The iShares MSCI China A ETF (CNYA) seeks to track the MSCI China A Index, which measures the performance of large- and mid-cap Chinese stocks traded on the Shanghai and Shenzhen stock exchanges that are accessible to international investors through Stock Connect programs.

How It Works

CNYA uses a passively managed, market-capitalization-weighted approach that replicates its benchmark index. The fund invests in Chinese A-shares, which are yuan-denominated stocks of mainland Chinese companies previously restricted to domestic investors. Holdings are weighted by market value and rebalanced quarterly to maintain index alignment.
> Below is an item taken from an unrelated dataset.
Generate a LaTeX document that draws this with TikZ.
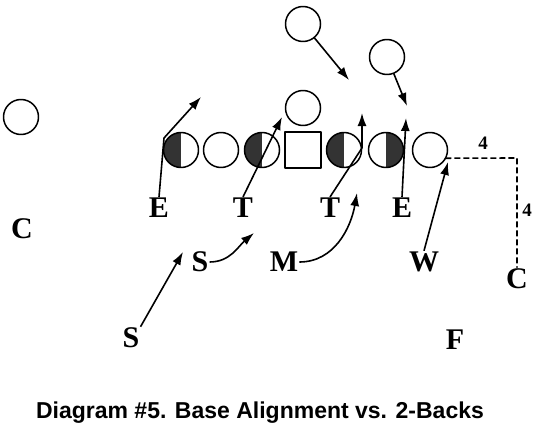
\documentclass[tikz,border=0pt]{standalone}
\usepackage{fontspec}
\setmainfont{Liberation Serif}
\newfontfamily\capfont{Liberation Sans}
\usetikzlibrary{arrows.meta}

\begin{document}
\begin{tikzpicture}[x=1pt,y=1pt,>={Latex[length=13pt,width=9pt]},line join=bevel,
  man/.style={minimum size=35pt,inner sep=0pt,outer sep=0,draw,line width=1.5pt,shape=circle},
  leftdark/.style={man,path picture={\fill[black!80] (path picture bounding box.south west) rectangle (path picture bounding box.north);}},
  rightdark/.style={man,path picture={\fill[black!80] (path picture bounding box.south) rectangle (path picture bounding box.north east);}},
  defender/.style={font=\bfseries\fontsize{30}{30}\selectfont,inner sep=1pt},
  run/.style={->,line width=1.6pt},
  split/.style={font=\bfseries\fontsize{19}{19}\selectfont,inner sep=0pt}]
\useasboundingbox (0,0) rectangle (548,440);
\node[man] (lb) at (21,323) {};
\node[man] (dp1) at (303,416) {};
\node[man] (dp2) at (387,383) {};
\node[man] (qb) at (303,332) {};
\node[leftdark] (ol1) at (181,290) {};
\node[man] (ol2) at (221,290) {};
\node[leftdark] (ol3) at (262,290) {};
\node[minimum size=36pt,inner sep=0pt,outer sep=0,draw,line width=1.5pt,shape=rectangle] (ctr) at (303,290) {};
\node[leftdark] (ol5) at (344,290) {};
\node[rightdark] (ol6) at (386,290) {};
\node[man] (ol7) at (430,290) {};
\node[defender] (c1) at (22,211) {C};
\node[defender] (eL) at (159,232) {E};
\node[defender] (tL) at (243,232) {T};
\node[defender] (tR) at (330,232) {T};
\node[defender] (eR) at (402,232) {E};
\node[defender] (s1) at (200,178) {S};
\node[defender] (m) at (284,178) {M};
\node[defender] (w) at (424,178) {W};
\node[defender] (c2) at (517,161) {C};
\node[defender] (s2) at (131,102) {S};
\node[defender] (f) at (455,100) {F};
\coordinate (bEL) at (164,302);
\coordinate (aEL) at (201,343);
\coordinate (aTL) at (282,323);
\coordinate (bTR) at (362,292);
\coordinate (aTR) at (362,327);
\coordinate (aER) at (406,322);
\coordinate (aS1) at (254,207);
\coordinate (aM) at (357,247);
\coordinate (aS2) at (183,188);
\coordinate (aW) at (448,278);
\coordinate (aD1) at (349,360);
\coordinate (aD2) at (407,334);
\coordinate (corner) at (517,282);
\draw[run] (eL.north) -- (bEL) -- (aEL);
\draw[run] (tL.north) -- (aTL);
\draw[run] (tR.north) -- (bTR) -- (aTR);
\draw[run] (eR.north) -- (aER);
\draw[run] (s1.east) to[out=0,in=220] (aS1);
\draw[run] (m.east) to[out=0,in=260] (aM);
\draw[run] (s2.north east) -- (aS2);
\draw[run] (w.north) -- (aW);
\draw[run] (dp1) -- (aD1);
\draw[run] (dp2) -- (aD2);
\draw[dash pattern=on 6pt off 3pt,line width=1.6pt] (ol7.-28) -- (corner) -- (c2.north);
\node[split] (n1) at (483,297) {4};
\node[split] (n2) at (527,230) {4};
\node[font=\capfont\bfseries\fontsize{23}{23}\selectfont] (title) at (260,27) {Diagram \#5. Base Alignment vs. 2-Backs};
\end{tikzpicture}
\end{document}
The ETF provides direct exposure to China's domestic equity market without currency hedging, meaning returns fluctuate with both stock performance and yuan-to-dollar exchange rates.

Key Features

  • Direct access to Chinese A-shares market previously restricted to foreign investors, offering exposure unavailable through Hong Kong-listed alternatives
  • Captures China's domestic consumption story through companies primarily serving Chinese consumers rather than export-focused businesses
  • Unhedged currency exposure provides additional return potential from yuan appreciation but increases volatility from exchange rate fluctuations

Risks

  • This ETF can lose significant value from Chinese regulatory crackdowns on specific sectors, as seen with technology and education stocks losing 50-80% in 2021-2022
  • Currency risk amplifies volatility since yuan weakness against the dollar reduces returns even when underlying Chinese stocks perform well
  • Political tensions between U.S. and China could restrict trading access or force delisting, creating liquidity problems for American investors

Who Should Own This

Best suited as a satellite holding (5-15% of international allocation) for aggressive investors with 3+ year time horizons seeking China-specific exposure. High risk tolerance required due to regulatory, currency, and geopolitical volatility. Appropriate for investors wanting direct mainland China access rather than Hong Kong-listed Chinese companies.